Hannah was twice the recipient of a Mississippi Institute of Arts and Letters Award in Fiction and received Mississippi's prestigious Governor's Award in 1989 for distinguished representation of the state of Mississippi in artistic and cultural matters. For a brief time Hannah lived in Los Angeles and worked as a writer for the film director Robert Altman. He was director of the MFA program at the University of Mississippi in Oxford, where he taught creative writing for 28 years. He died on March 1, 2010, of a heart attack.

==Early life==
Hannah was born in Meridian, Mississippi, on April 23, 1942, and grew up in Clinton, Mississippi. He had three children, a daughter Lee and two sons, Barry Jr. and Ted. He was married three times, the last to Susan (Varas) Hannah (1946–2010).

==Education==
At Mississippi College, Hannah majored in pre-med but later switched to literature. He earned a Bachelor of Arts degree from Mississippi College in Clinton in 1964. He spent the next three years at the University of Arkansas, where he earned a Master of Arts in 1966 and a Master of Fine Arts in 1967.

==Writing==
Barry Hannah's fictions contain situational humor that spans a wide gamut, from the surreal to grotesque and black humor. His first publication was a story that was placed in a national anthology of the best college writing when he was a student at the University of Arkansas. Soon after that, Hannah wrote "Mother Rooney Unscrolls the Hurt":

And then I wrote my first truly good story, "Mother Rooney Unscrolls the Hurt," which was a piece of my then-forthcoming book, Geronimo Rex. I was about twenty-three. It really lit up for me, I thought. I don't really care what folks think of it now, but "Mother Rooney" was a springboard to the rest of my creative life.

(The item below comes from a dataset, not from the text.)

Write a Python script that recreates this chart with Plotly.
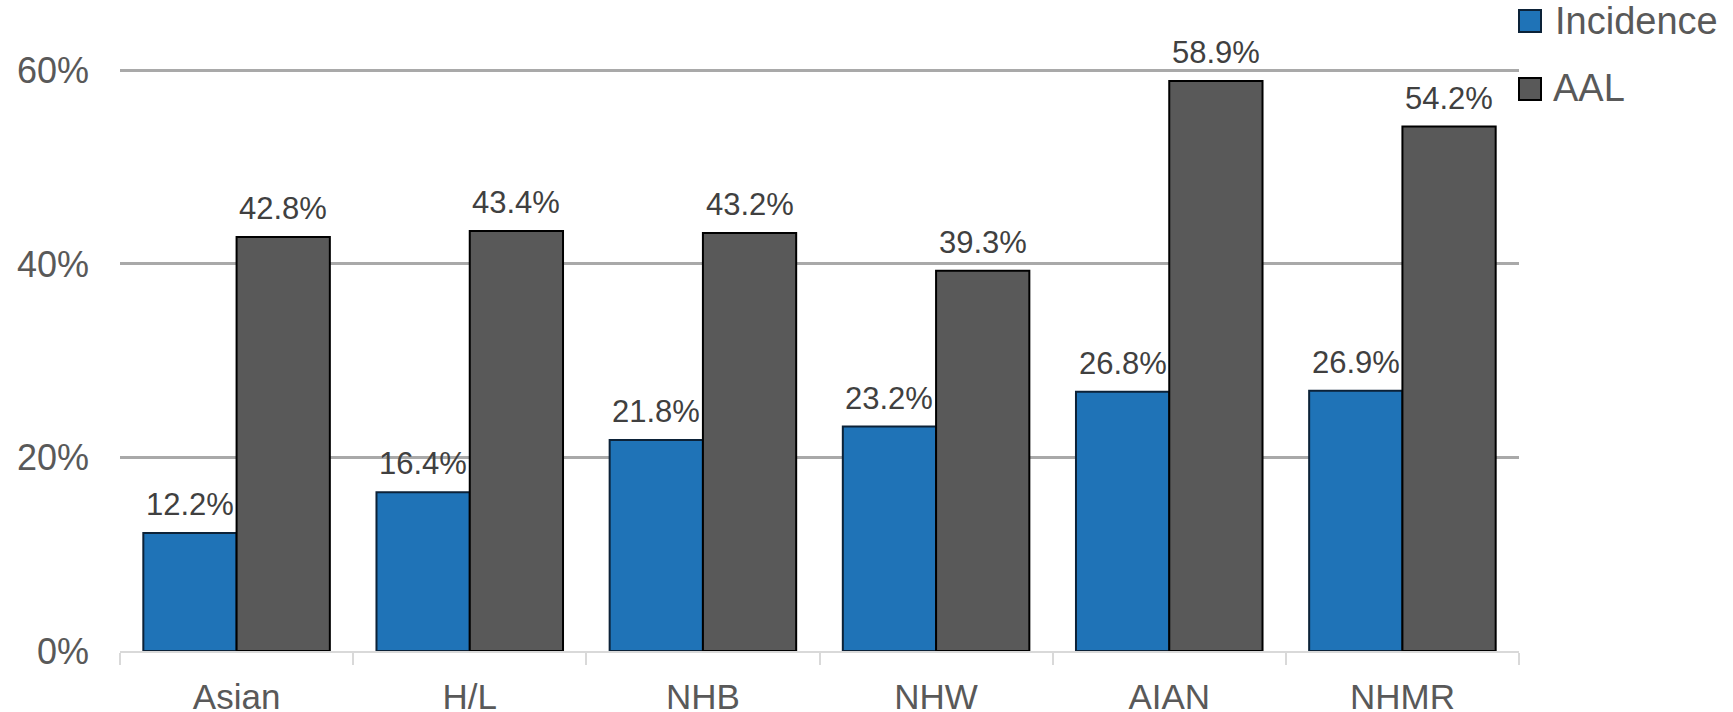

Hannah's first novel, the grotesque coming-of-age tale Geronimo Rex (1972), was nominated for the National Book Award. Nightwatchmen (1973), his second novel, was a difficult book, and it is his only work never to be reissued in paperback. Hannah returned to form, however, with the short-story collection Airships (1978). Most of the stories in the volume were first published in Esquire magazine by its fiction editor at the time, Gordon Lish. The short novel Ray (1980) was a critical success and a minor breakthrough for Hannah, and one of his best-known novels.

After the grotesque Western pastiche Never Die (1991), Hannah stuck to short stories for the rest of the decade, first with the immense Bats Out of Hell (1993), which featured 23 stories over close to 400 pages, making it Hannah's longest book, and then with High Lonesome (1996), which was nominated for the Pulitzer Prize. After a near-fatal bout with non-Hodgkin lymphoma, Hannah returned in 2001 with Yonder Stands Your Orphan (the title is taken from Bob Dylan's song "It's All Over Now, Baby Blue"), his longest novel since Geronimo Rex. In this novel, Hannah returned to a small community north of Vicksburg and to some of the characters featured in stories from Airships and Bats Out of Hell.

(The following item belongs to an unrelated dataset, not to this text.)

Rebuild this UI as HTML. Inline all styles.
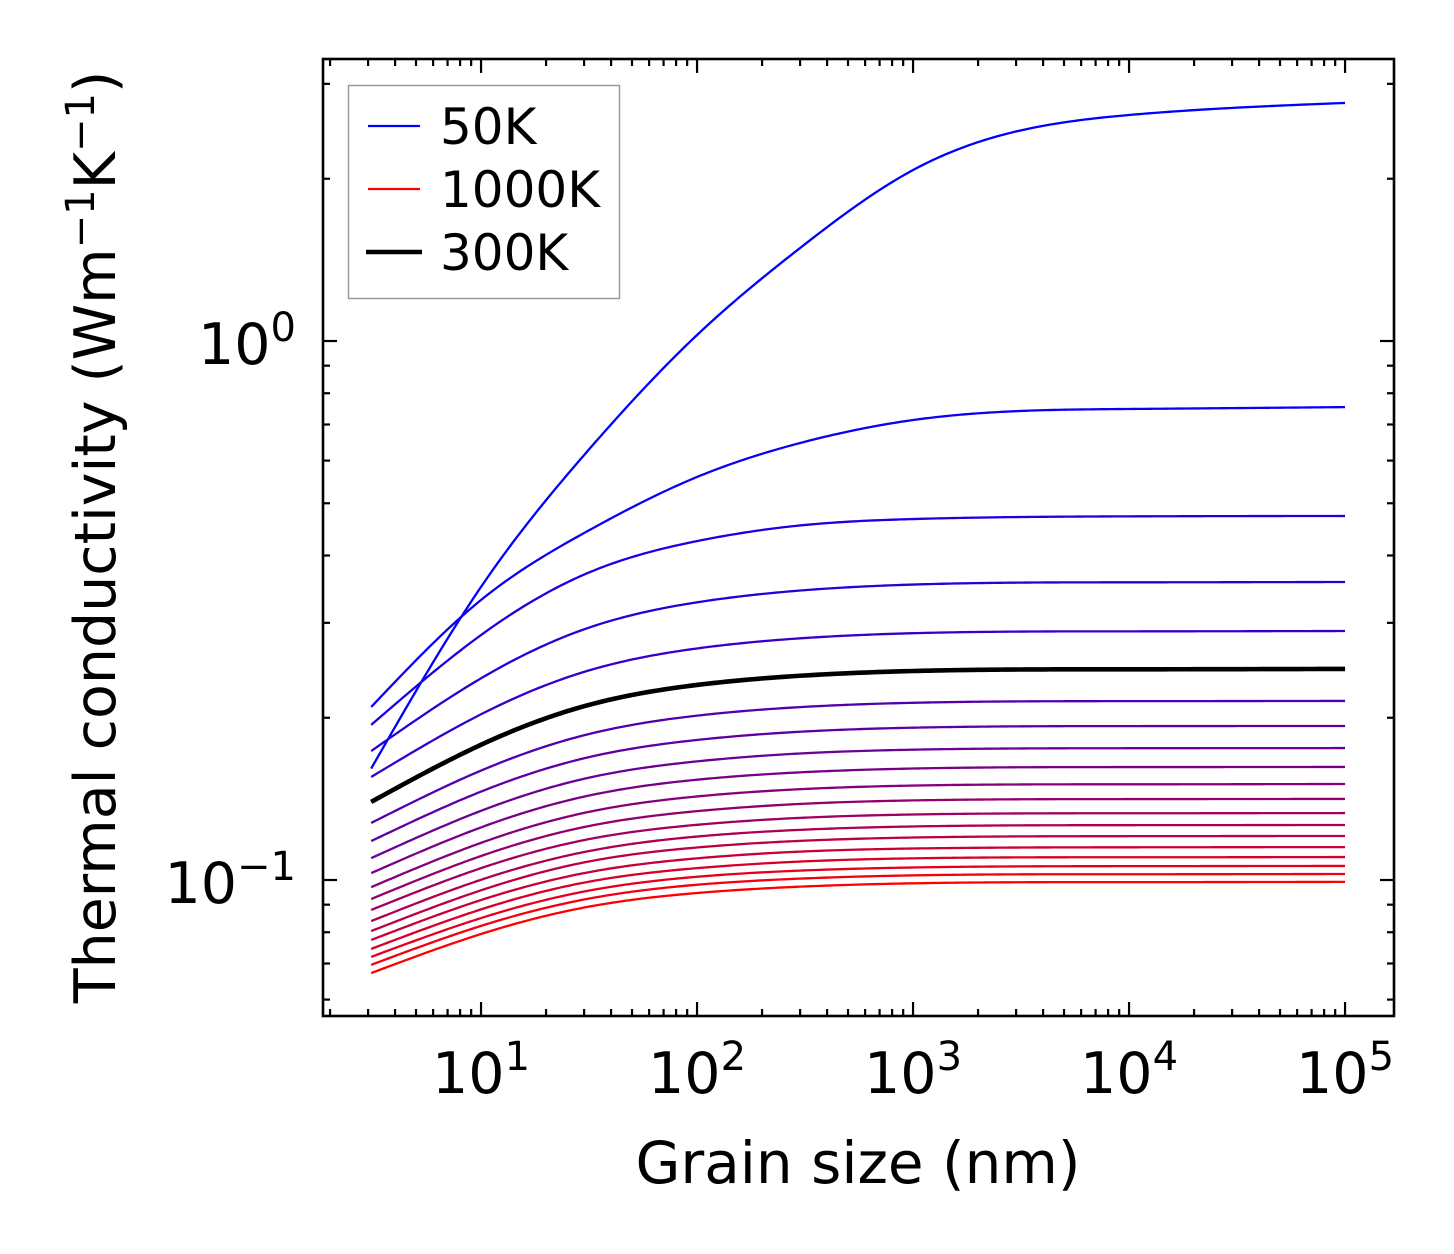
<!DOCTYPE html>
<html><head><meta charset="utf-8"><style>
html,body{margin:0;padding:0;background:#fff;}
svg{display:block;font-family:"DejaVu Sans","Liberation Sans",sans-serif;}
</style></head><body>
<svg id="chart" width="1454" height="1254" viewBox="0 0 1454 1254" xmlns="http://www.w3.org/2000/svg">
<rect x="0" y="0" width="1454" height="1254" fill="#fff"/>
<g id="series"></g>
<g id="ticks"></g>
<rect x="323" y="59" width="1071" height="957" fill="none" stroke="#000" stroke-width="2.6"/>
<g id="labels"></g>
<text x="858" y="1183" font-size="58" text-anchor="middle">Grain size (nm)</text>
<text transform="translate(115,537) rotate(-90)" font-size="57" text-anchor="middle">Thermal conductivity (Wm<tspan dy="-21" font-size="40">−1</tspan><tspan dy="21">K</tspan><tspan dy="-21" font-size="40">−1</tspan><tspan dy="21">)</tspan></text>
<g>
<rect x="348.5" y="85.5" width="271" height="213" fill="#fff" stroke="#999" stroke-width="1.5"/>
<g><line x1="368" y1="126" x2="420" y2="126" stroke="#0000ff" stroke-width="2.2"/><text x="440" y="144" font-size="50">50K</text></g>
<g><line x1="368" y1="189" x2="420" y2="189" stroke="#ff0000" stroke-width="2.2"/><text x="440" y="207" font-size="50">1000K</text></g>
<g><line x1="366" y1="252" x2="422" y2="252" stroke="#000" stroke-width="4.5"/><text x="440" y="270" font-size="50">300K</text></g>
</g>
</svg>
<script>
const grainSizes = [3.1, 10, 30, 100, 300, 1000, 10000, 100000];
const temperatures = [50,100,150,200,250,300,350,400,450,500,550,600,650,700,750,800,850,900,950,1000];
const k50 = [0.161,0.3498,0.6143,1.026,1.488,2.076,2.626,2.765];
const k100 = [0.2094,0.3308,0.4403,0.5594,0.6468,0.7135,0.748,0.754];
const k150 = [0.194,0.2848,0.3687,0.4254,0.4548,0.4674,0.4728,0.4736];
const k200 = [0.1735,0.2367,0.2918,0.3275,0.3444,0.3533,0.3567,0.3572];
const k250 = [0.1553,0.2030,0.2433,0.2689,0.2808,0.2870,0.2893,0.2897];
const k300 = [0.1396,0.1782,0.2101,0.2301,0.2393,0.2442,0.2460,0.2464];
const k350 = [0.1276,0.1596,0.1856,0.2018,0.2093,0.2132,0.2147,0.2149];
const k400 = [0.1181,0.1459,0.1682,0.1819,0.1884,0.1917,0.1930,0.1931];
const k450 = [0.1098,0.1344,0.1541,0.1660,0.1717,0.1745,0.1756,0.1757];
const k500 = [0.1030,0.1252,0.1428,0.1535,0.1584,0.1610,0.1620,0.1621];
const k550 = [0.0970,0.1172,0.1332,0.1429,0.1474,0.1497,0.1505,0.1507];
const k600 = [0.0922,0.1108,0.1254,0.1342,0.1384,0.1405,0.1413,0.1414];
const k650 = [0.0880,0.1052,0.1186,0.1266,0.1304,0.1323,0.1330,0.1331];
const k700 = [0.0839,0.1001,0.1127,0.1204,0.1239,0.1257,0.1264,0.1265];
const k750 = [0.0804,0.0957,0.1078,0.1149,0.1182,0.1199,0.1206,0.1207];
const k800 = [0.0774,0.0918,0.1030,0.1097,0.1129,0.1144,0.1150,0.1151];
const k850 = [0.0745,0.0882,0.0989,0.1052,0.1082,0.1097,0.1102,0.1103];
const k900 = [0.0720,0.0850,0.0952,0.1014,0.1041,0.1055,0.1061,0.1062];
const k950 = [0.0696,0.0822,0.0920,0.0980,0.1006,0.1020,0.1025,0.1026];
const k1000 = [0.0672,0.0794,0.0889,0.0946,0.0972,0.0986,0.0991,0.0992];
const seriesValues = [k50,k100,k150,k200,k250,k300,k350,k400,k450,k500,k550,k600,k650,k700,k750,k800,k850,k900,k950,k1000];
const xTickLabels = ["1","2","3","4","5"];
const yTickLabels = ["0","−1"];

const NS = "http://www.w3.org/2000/svg";
const X0 = 323, X1 = 1394, Y0 = 59, Y1 = 1016;
const xMinLog = Math.log10(1.855), xMaxLog = Math.log10(168500);
const yMinLog = -1.2523, yMaxLog = 0.5232;
function xs(v){ return X0 + (Math.log10(v) - xMinLog) / (xMaxLog - xMinLog) * (X1 - X0); }
function ys(v){ return Y1 - (Math.log10(v) - yMinLog) / (yMaxLog - yMinLog) * (Y1 - Y0); }

function splinePath(pts){
  const n = pts.length, X = pts.map(p=>p[0]), Y = pts.map(p=>p[1]);
  const h = [];
  for (let i = 0; i < n-1; i++) h.push(X[i+1]-X[i]);
  const a = new Array(n).fill(0), b = new Array(n).fill(1), c = new Array(n).fill(0), r = new Array(n).fill(0);
  for (let i = 1; i < n-1; i++) {
    a[i] = h[i-1]; b[i] = 2*(h[i-1]+h[i]); c[i] = h[i];
    r[i] = 6*((Y[i+1]-Y[i])/h[i] - (Y[i]-Y[i-1])/h[i-1]);
  }
  for (let i = 1; i < n; i++) { const w = a[i]/b[i-1]; b[i] -= w*c[i-1]; r[i] -= w*r[i-1]; }
  const M = new Array(n).fill(0);
  M[n-1] = r[n-1]/b[n-1];
  for (let i = n-2; i >= 0; i--) M[i] = (r[i]-c[i]*M[i+1])/b[i];
  M[0] = 0; M[n-1] = 0;
  let s = "M" + X[0].toFixed(2) + "," + Y[0].toFixed(2);
  for (let i = 0; i < n-1; i++) {
    const steps = Math.max(8, Math.round(h[i]/4));
    for (let k = 1; k <= steps; k++) {
      const x = X[i] + h[i]*k/steps;
      const A = (X[i+1]-x)/h[i], B = (x-X[i])/h[i];
      const y = A*Y[i] + B*Y[i+1] + ((A*A*A-A)*M[i] + (B*B*B-B)*M[i+1])*h[i]*h[i]/6;
      s += " L" + x.toFixed(2) + "," + y.toFixed(2);
    }
  }
  return s;
}

const gS = document.getElementById("series");
const n = temperatures.length;
temperatures.forEach((T, i) => {
  const t = i / (n - 1);
  const r = Math.round(255 * t), b = Math.round(255 * (1 - t));
  const pts = grainSizes.map((g, j) => [xs(g), ys(seriesValues[i][j])]);
  const p = document.createElementNS(NS, "path");
  p.setAttribute("d", splinePath(pts));
  p.setAttribute("fill", "none");
  p.setAttribute("stroke", "rgb(" + r + ",0," + b + ")");
  p.setAttribute("stroke-width", "2.3");
  p.setAttribute("stroke-linejoin", "round");
  
  
  gS.appendChild(p);
});
{
  const idx = temperatures.indexOf(300);
  const pts = grainSizes.map((g, j) => [xs(g), ys(seriesValues[idx][j])]);
  const p = document.createElementNS(NS, "path");
  p.setAttribute("d", splinePath(pts));
  p.setAttribute("fill", "none");
  p.setAttribute("stroke", "#000");
  p.setAttribute("stroke-width", "4.6");
  p.setAttribute("stroke-linejoin", "round");
  
  
  gS.appendChild(p);
}

const gT = document.getElementById("ticks");
function tick(x1,y1,x2,y2,w){
  const l = document.createElementNS(NS,"line");
  l.setAttribute("x1",x1);l.setAttribute("y1",y1);l.setAttribute("x2",x2);l.setAttribute("y2",y2);
  l.setAttribute("stroke","#000");l.setAttribute("stroke-width",w);
  
  
  gT.appendChild(l);
}
for (let e = 0; e <= 5; e++) {
  for (let m = 1; m <= 9; m++) {
    const v = m * Math.pow(10, e);
    const x = xs(v);
    if (x < X0 + 1 || x > X1 - 1) continue;
    const len = m === 1 ? 14 : 7;
    tick(x, Y1, x, Y1 - len, 2.2);
    tick(x, Y0, x, Y0 + len, 2.2);
  }
}
for (let e = -2; e <= 0; e++) {
  for (let m = 1; m <= 9; m++) {
    const v = m * Math.pow(10, e);
    const y = ys(v);
    if (y < Y0 + 1 || y > Y1 - 1) continue;
    const len = m === 1 ? 14 : 7;
    tick(X0, y, X0 + len, y, 2.2);
    tick(X1, y, X1 - len, y, 2.2);
  }
}

const gL = document.getElementById("labels");
xTickLabels.forEach((s) => {
  const x = xs(Math.pow(10, Number(s)));
  const t = document.createElementNS(NS,"text");
  t.setAttribute("x", x); t.setAttribute("y", 1093);
  t.setAttribute("font-size", "57"); t.setAttribute("text-anchor","middle");
  t.innerHTML = '10<tspan dy="-23" font-size="40">' + s + '</tspan>';
  
  
  gL.appendChild(t);
});
yTickLabels.forEach((s) => {
  const y = ys(Math.pow(10, Number(s.replace("−","-"))));
  const t = document.createElementNS(NS,"text");
  t.setAttribute("x", 296); t.setAttribute("y", y + 23);
  t.setAttribute("font-size", "57"); t.setAttribute("text-anchor","end");
  t.innerHTML = '10<tspan dy="-23" font-size="40">' + s + '</tspan>';
  
  
  gL.appendChild(t);
});
</script>
</body></html>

Hannah attempted one more novel, which underwent several title changes. In a 2003 interview with the Austin Chronicle, Hannah called it Last Days. A 2005 interview with Hannah in The Paris Review featured a manuscript page from the then-titled Long, Last, Happy. Then a 2009 issue of the literary journal Gulf Coast featured an excerpt from the novel, titled Sick Soldier at Your Door. The same excerpt was printed in the June 2009 issue of Harper's Magazine. A subsequent interview with Tom Franklin in the Summer 2009 issue of Tin House revealed that Sick Soldier at Your Door had been reconceived as a collection of short stories. The stories were published in November 2011 by Grove Press under the title Long, Last, Happy: New and Selected Stories.

==Teaching==
Hannah taught creative writing at the Iowa Writers' Workshop, Clemson University, Bennington College, Middlebury College, the University of Alabama, Texas State University, and the University of Montana - Missoula. He was a frequent visiting writer at the summer creative writing seminars at Sewanee.

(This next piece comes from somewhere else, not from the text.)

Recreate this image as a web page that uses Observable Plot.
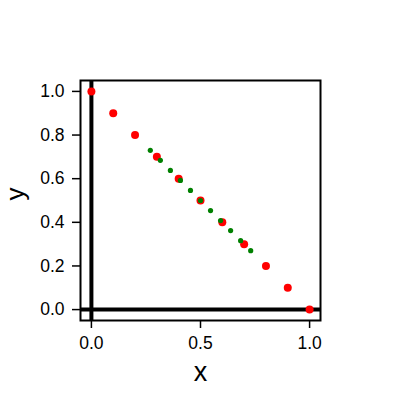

Hannah was the director of the M.F.A. program at the University of Mississippi, where he was known as a "generous mentor". Early during his tenure at the University of Mississippi, he came to class drunk and was known for "drinking heavily". His students included Larry Brown, Bob Shacochis, Donna Tartt and Wells Tower.

==Death==
Hannah died of a heart attack in Oxford, Mississippi, on March 1, 2010, at the age of 67. His death was just days before the 17th annual Oxford Conference for the Book, held in his hometown. Hannah and his work were the focus of that year's conference.

==Awards==
- The William Faulkner Prize, given by the University of Rennes
- The Bellaman Foundation Award in Fiction
- The Arnold Gingrich Short Fiction Award
- The Award for Literature from the American Academy of Arts and Letters
- The PEN/Malamud Award for Short Fiction
- Robert Penn Warren Lifetime Achievement Award
- Guggenheim Fellowship (1983)

==Publications==

===Novels===
- Geronimo Rex (1972)
- Night-Watchmen (1973)
- Ray (1980)
- The Tennis Handsome (1983)
- Hey Jack! (1987)
- Boomerang (1989)
- Never Die (1991)
- Yonder Stands Your Orphan (2001)

===Story collections===
- Airships (1978)
- Captain Maximus (1985)
- Bats out of Hell (1993)
- High Lonesome (1996)
- Long, Last, Happy: New and Selected Stories (Nov. 2010)

===Essays===
- "Memories of Tennessee Williams", Mississippi Review, Vol. 48, 1995.
- "Introduction" The Book of Mark, Pocket Canon, Grove-Atlantic, 1999.